Answer

**step1** Understanding the objective

The problem asks us to factor the expression $$25x^{2}-1$$. Factoring means rewriting the expression as a product of simpler expressions (factors).

**step2** Identifying the form of the expression

We observe the expression $$25x^{2}-1$$. It consists of two terms separated by a subtraction sign. This structure suggests we should look for a pattern known as the "difference of squares."

**step3** Finding the square roots of each term

To apply the difference of squares pattern, we need to determine what expressions, when squared, result in $$25x^{2}$$ and $$1$$.
For the first term, $$25x^{2}$$, we recognize that $$25$$ is the square of $$5$$ ($$5 \times 5 = 25$$) and $$x^{2}$$ is the square of $$x$$ ($$x \times x = x^{2}$$). Therefore, $$25x^{2}$$ is the square of $$5x$$ ($$(5x) \times (5x) = 25x^{2}$$).
For the second term, $$1$$, we know that $$1$$ is the square of $$1$$ ($$1 \times 1 = 1$$).

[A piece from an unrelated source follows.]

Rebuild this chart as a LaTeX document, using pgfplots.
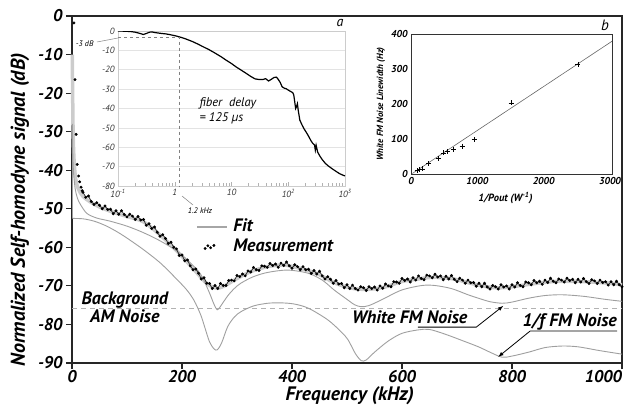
\documentclass[border=0pt]{standalone}
\usepackage{fontspec}
\setmainfont{PT Sans}
\usepackage{pgfplots}
\pgfplotsset{compat=1.18}
\newcommand{\bfi}{\bfseries\itshape}
\begin{document}
\begin{tikzpicture}
\path[use as bounding box] (-72pt,-45pt) rectangle (554pt,363pt);
% ---------------- main axis ----------------
\begin{axis}[
  scale only axis, width=550pt, height=347pt,
  xmin=0, xmax=1000, ymin=-90, ymax=0,
  clip=false,
  xtick={0,200,400,600,800,1000},
  xticklabels={0,200,400,600,800,\hbox to 0pt{\hss 1000}},
  ytick={-90,-80,...,0},
  tick align=outside, tick pos=left, major tick length=6pt,
  axis line style={line width=1.1pt, black!85},
  tick style={line width=1.1pt, black!85},
  /pgf/number format/assume math mode=true,
  tick label style={font=\fontsize{17}{17}\selectfont\bfi},
  xticklabel style={yshift=2.5pt},
  xlabel={Frequency (kHz)},
  xlabel style={font=\fontsize{19.5}{19.5}\selectfont\bfi, at={(axis description cs:0.505,-0.095)}, anchor=center},
  ylabel={Normalized Self-homodyne signal (dB)},
  ylabel style={font=\fontsize{20}{20}\selectfont\bfi, at={(axis description cs:-0.0945,0.441)}, anchor=center},
]
% background AM noise
\addplot[gray!60, dashed, line width=0.9pt, dash pattern=on 5pt off 4pt] coordinates {(0,-75.8) (1000,-75.8)};
% Fit (thick light gray)
\addplot[gray!40, line width=3.5pt, smooth] coordinates {
(0.5,-10) (2,-30) (4,-38) (7,-42.5) (12,-45) (20,-46.8) (33,-48.2) (51,-49.6) (75,-50.9) (100,-52) (130,-53.4) (161,-56.9) (191,-61) (222,-65.8) (246,-69.5) (264,-70.6) (280,-69.8) (295,-68.5) (325,-66.3) (356,-65) (386,-64.6) (416,-65.5) (447,-66.9) (477,-69.2) (508,-70.6) (538,-70.9) (569,-70.3) (599,-68.9) (630,-68.2) (654,-67.8) (690,-68.1) (727,-69.4) (763,-70.4) (790,-70.4) (836,-69.5) (873,-68.9) (910,-68.8) (946,-69) (983,-69.4) (1000,-69.7)};
% White FM noise
\addplot[gray!75, line width=0.9pt, smooth] coordinates {
(0.8,-28) (1.5,-36) (3,-41) (6,-45) (10,-47.3) (15,-48.8) (27,-51.2) (45,-52.4) (69,-53.2) (100,-54.5) (130,-56.2) (160,-58.3) (191,-61) (215,-64) (234,-67) (249,-71.5) (258,-74.7) (264,-76.2) (270,-75.3) (283,-72.6) (295,-70.7) (307,-69.3) (330,-67.6) (356,-66.5) (392,-65.9) (429,-66.7) (455,-68.5) (477,-71.1) (500,-73.5) (514,-74.9) (526,-75.4) (540,-75.1) (563,-73.6) (599,-71.1) (636,-69.9) (660,-69.9) (690,-70.7) (720,-72.3) (739,-73.2) (760,-74.1) (782,-74.5) (800,-74.2) (830,-73.2) (860,-72.5) (891,-72.3) (930,-72.7) (970,-73.5) (1000,-74)};
% 1/f FM noise
\addplot[gray!75, line width=0.9pt, smooth] coordinates {
(0.6,-52.5) (20,-52.6) (40,-53.2) (60,-54.3) (80,-55.8) (100,-57.6) (130,-60.6) (161,-64.1) (190,-68.2) (209,-71.1) (222,-73.8) (234,-77.5) (242,-81) (250,-84.5) (258,-86.3) (264,-86.6) (272,-84.8) (283,-80.6) (295,-78.1) (307,-76.7) (330,-75.2) (356,-74.5) (380,-74.4) (404,-74.7) (430,-75.8) (465,-78.8) (490,-82) (502,-84) (515,-87.5) (526,-89.4) (535,-89.2) (550,-87.2) (575,-84.3) (600,-82.3) (630,-81.4) (650,-81.3) (678,-82.5) (710,-84.2) (739,-85.8) (760,-87.2) (782,-88.5) (800,-88.2) (830,-87.2) (860,-86) (891,-85.6) (920,-85.8) (960,-86.8) (1000,-87.7)};
\addplot[gray!75, line width=0.9pt] coordinates {(0.6,-30) (0.6,-52.5)};
% Measurement
\addplot[only marks, mark=*, mark size=1.25pt, black] coordinates {
(3.5,-1.8) (5.5,-16.5) (7.5,-30.7) (9.5,-38.5) (12,-41.5) (14,-43) (16.5,-44.4) (18.5,-45.3)};
\addplot[black!85, line width=0.7pt, mark=*, mark size=1.1pt, mark options={black}] coordinates {
(20,-45.7) (25,-47.0) (30,-46.7) (35,-48.1) (40,-48.9) (45,-48.4) (50,-49.1) (55,-50.0) (60,-49.3) (65,-50.2) (70,-50.1) (75,-51.3)
(80,-50.5) (85,-51.4) (90,-50.5) (95,-51.5) (100,-52.1) (105,-51.4) (110,-51.9) (115,-52.8) (120,-52.0) (125,-52.9) (130,-52.8)
(135,-54.3) (140,-53.9) (145,-55.1) (150,-54.7) (155,-56.1) (160,-57.1) (165,-56.7) (170,-57.7) (175,-59.0) (180,-58.7) (185,-60.0) (190,-60.4)
(195,-62.1) (200,-62.0) (205,-63.5) (210,-63.3) (215,-64.8) (220,-65.8) (225,-65.6) (230,-66.7) (235,-68.2) (240,-67.9) (245,-69.3)
(250,-69.4) (255,-70.7) (260,-69.9) (265,-70.7) (270,-69.4) (275,-69.9) (280,-69.9) (285,-68.6) (290,-68.5) (295,-68.7)
(300,-67.3) (305,-67.6) (310,-66.9) (315,-67.4) (320,-66.1) (325,-66.4) (330,-65.2) (335,-65.8) (340,-66.0) (345,-64.8) (350,-64.9) (355,-65.2)
(360,-64.2) (365,-64.7) (370,-64.3) (375,-65.2) (380,-64.1) (385,-64.7) (390,-63.8) (395,-64.8) (400,-65.4) (405,-64.5) (410,-65.0) (415,-65.8)
(420,-65.0) (425,-65.8) (430,-65.7) (435,-66.8) (440,-66.0) (445,-66.9) (450,-66.2) (455,-67.4) (460,-68.2) (465,-67.6) (470,-68.3) (475,-69.3)
(480,-68.6) (485,-69.5) (490,-69.4) (495,-70.5) (500,-69.7) (505,-70.7) (510,-69.8) (515,-70.7) (520,-71.1) (525,-70.2) (530,-70.5) (535,-71.2)
(540,-70.2) (545,-70.7) (550,-70.3) (555,-71.1) (560,-70.0) (565,-70.6) (570,-69.5) (575,-70.0) (580,-70.2) (585,-68.9) (590,-69.0) (595,-69.3)
(600,-68.1) (605,-68.6) (610,-68.2) (615,-69.0) (620,-67.9) (625,-68.5) (630,-67.4) (635,-68.1) (640,-68.4) (645,-67.2) (650,-67.4)
(655,-67.9) (660,-67.0) (665,-67.7) (670,-67.4) (675,-68.4) (680,-67.5) (685,-68.2) (690,-67.3) (695,-68.3) (700,-68.9) (705,-68.0) (710,-68.5)
(715,-69.3) (720,-68.5) (725,-69.2) (730,-69.1) (735,-70.1) (740,-69.3) (745,-70.2) (750,-69.3) (755,-70.3) (760,-70.8) (765,-69.9) (770,-70.2)
(775,-70.8) (780,-69.7) (785,-70.3) (790,-70.0) (795,-70.8) (800,-69.7) (805,-70.3) (810,-69.2) (815,-69.9) (820,-70.2) (825,-69.0) (830,-69.2)
(835,-69.7) (840,-68.6) (845,-69.2) (850,-68.8) (855,-69.6) (860,-68.5) (865,-69.1) (870,-68.0) (875,-68.8) (880,-69.2) (885,-68.2) (890,-68.5)
(895,-69.0) (900,-68.0) (905,-68.6) (910,-68.3) (915,-69.2) (920,-68.3) (925,-69.0) (930,-68.1) (935,-68.9) (940,-69.4) (945,-68.4) (950,-68.7)
(955,-69.4) (960,-68.5) (965,-69.1) (970,-68.9) (975,-69.8) (980,-68.9) (985,-69.7) (990,-68.8) (995,-69.7) (1000,-70.2)};
% legend
\draw[gray!70, line width=1.2pt] (axis cs:227,-54.7) -- (axis cs:282,-54.7);
\addplot[only marks, mark=*, mark size=1.25pt, black] coordinates {(242,-60.3) (247,-59.6) (252,-60.1) (258,-59.5)};
\node[anchor=west, font=\fontsize{18}{18}\selectfont\bfi] at (axis cs:287,-54.3) {Fit};
\node[anchor=west, font=\fontsize{18}{18}\selectfont\bfi] at (axis cs:287,-59.4) {Measurement};
% annotations
\node[font=\fontsize{18}{18}\selectfont\bfi, align=center] at (axis cs:96,-75.5) {Background\\AM Noise};
\node[font=\fontsize{18}{18}\selectfont\bfi] at (axis cs:614,-78.2) {White FM Noise};
\draw[black, line width=0.8pt, -latex] (axis cs:629,-80.7) -- (axis cs:735,-80.7) -- (axis cs:784,-75.2);
\node[font=\fontsize{18}{18}\selectfont\bfi] at (axis cs:905,-79.3) {1/f FM Noise};
\draw[black, line width=0.8pt, -latex] (axis cs:991,-81.7) -- (axis cs:833,-81.7) -- (axis cs:775,-88.4);
\end{axis}
% ---------------- inset a ----------------
\begin{axis}[
  at={(46pt,177pt)}, anchor=south west,
  scale only axis, width=227pt, height=155pt,
  xmode=log, xmin=0.1, xmax=1000, ymin=-80, ymax=0,
  xtick={0.1,1,10,100,1000},
  xticklabels={10\textsuperscript{-1},1,10,10\textsuperscript{2},10\textsuperscript{3}},
  ytick={-80,-70,...,0},
  ymajorgrids, grid style={gray!22, line width=0.6pt},
  axis line style={gray!40},
  tick style={gray!60},
  y tick style={draw=none},
  tick pos=left,
  /pgf/number format/assume math mode=true,
  tick label style={font=\fontsize{9}{9}\selectfont\itshape, text=black!80},
]
\addplot[black, line width=1.2pt] coordinates {
(0.1,0) (0.13,-0.1) (0.17,-0.3) (0.2,-0.6) (0.24,-1.2) (0.28,-1.8) (0.32,-1.2) (0.36,-0.6) (0.4,-0.5) (0.45,-0.8) (0.5,-1.0) (0.6,-1.3) (0.7,-1.5) (0.8,-1.8) (1.0,-2.4) (1.2,-3.0) (1.5,-3.9) (2.0,-5.3) (2.5,-6.6) (3,-7.8) (4,-9.6) (5,-11.2) (6.5,-13.2) (8,-15) (10,-16.8) (12,-18.5) (15,-20.3) (18,-21.8) (22,-23.5) (26,-24.7) (30,-25) (36,-25) (40,-24.6) (45,-25.8) (50,-25) (56,-24) (62,-23.8) (66,-24.8) (72,-26.5) (78,-28.8) (85,-29.5) (92,-29.8) (100,-30.5) (110,-31.2) (120,-31.8) (125,-33) (130,-36.5) (135,-40) (140,-39) (145,-37.5) (150,-41) (160,-46) (175,-48.5) (190,-50.5) (210,-52.5) (230,-54.5) (250,-56.5) (270,-58) (290,-58.8) (300,-61.5) (310,-59) (330,-62.5) (360,-64.5) (400,-66.5) (450,-68.3) (500,-69.5) (600,-71.2) (700,-72.5) (800,-73.6) (900,-74.3) (1000,-74.8)};
\addplot[gray, dashed, line width=0.6pt] coordinates {(0.1,-3) (1.2,-3) (1.2,-80)};
\end{axis}
\node[font=\fontsize{8}{8}\selectfont\itshape, anchor=east] at (25pt,319pt) {-3 dB};
\draw[gray, line width=0.5pt] (25pt,321pt) -- (46pt,325pt);
\node[font=\fontsize{8}{8}\selectfont\itshape] at (128pt,152pt) {1.2 kHz};
\draw[gray, line width=0.5pt] (110pt,167pt) -- (121pt,158pt);
\node[font=\fontsize{12.5}{15}\selectfont\itshape, anchor=west, align=left] at (124pt,252pt) {fiber\ \ delay\\= 125 µs};
\node[font=\fontsize{14}{14}\selectfont\itshape] at (268pt,340pt) {a};
% ---------------- inset b ----------------
\begin{axis}[
  at={(339pt,189pt)}, anchor=south west,
  scale only axis, width=201pt, height=140pt,
  xmin=0, xmax=3030, ymin=0, ymax=400,
  xtick={0,1000,2000,3000}, ytick={0,100,...,400},
  major tick length=0pt,
  axis line style={line width=0.6pt, black!80},
  scaled x ticks=false,
  /pgf/number format/1000 sep={},
  /pgf/number format/assume math mode=true,
  tick label style={font=\fontsize{10}{10}\selectfont\bfi},
  xlabel={1/Pout (W\textsuperscript{-1})},
  xlabel style={font=\fontsize{10.5}{10.5}\selectfont\bfi, at={(axis description cs:0.47,-0.17)}, anchor=center},
  ylabel={White FM Noise Linewidth (Hz)},
  ylabel style={font=\fontsize{9}{9}\selectfont\bfi, at={(axis description cs:-0.15,0.5)}, anchor=center},
]
\addplot[gray!80!black, line width=0.6pt] coordinates {(20,1.5) (3030,379.3)};
\addplot[only marks, mark=+, mark size=2.5pt, black, line width=0.7pt] coordinates {
(91,9.6) (126,12.4) (166,14.4) (267,29.7) (418,45) (483,60.3) (544,65) (644,70) (770,79.4) (956,97.6) (1510,203) (2516,313)};
\end{axis}
\node[font=\fontsize{15}{15}\selectfont\itshape] at (533pt,338pt) {b};
\end{tikzpicture}
\end{document}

**step4** Applying the difference of squares formula

Since $$25x^{2}$$ is the square of $$5x$$ and $$1$$ is the square of $$1$$, we can write the expression as $$(5x)^{2} - (1)^{2}$$.
The general formula for the difference of squares states that for any two expressions, say A and B, $$A^{2} - B^{2}$$ can be factored as $$(A - B)(A + B)$$.
In our case, $$A$$ corresponds to $$5x$$ and $$B$$ corresponds to $$1$$.

**step5** Writing the factored form

Using the difference of squares formula with $$A = 5x$$ and $$B = 1$$, we substitute these into the factored form $$(A - B)(A + B)$$ to get:
$$(5x - 1)(5x + 1)$$
Thus, the factored form of $$25x^{2}-1$$ is $$(5x - 1)(5x + 1)$$.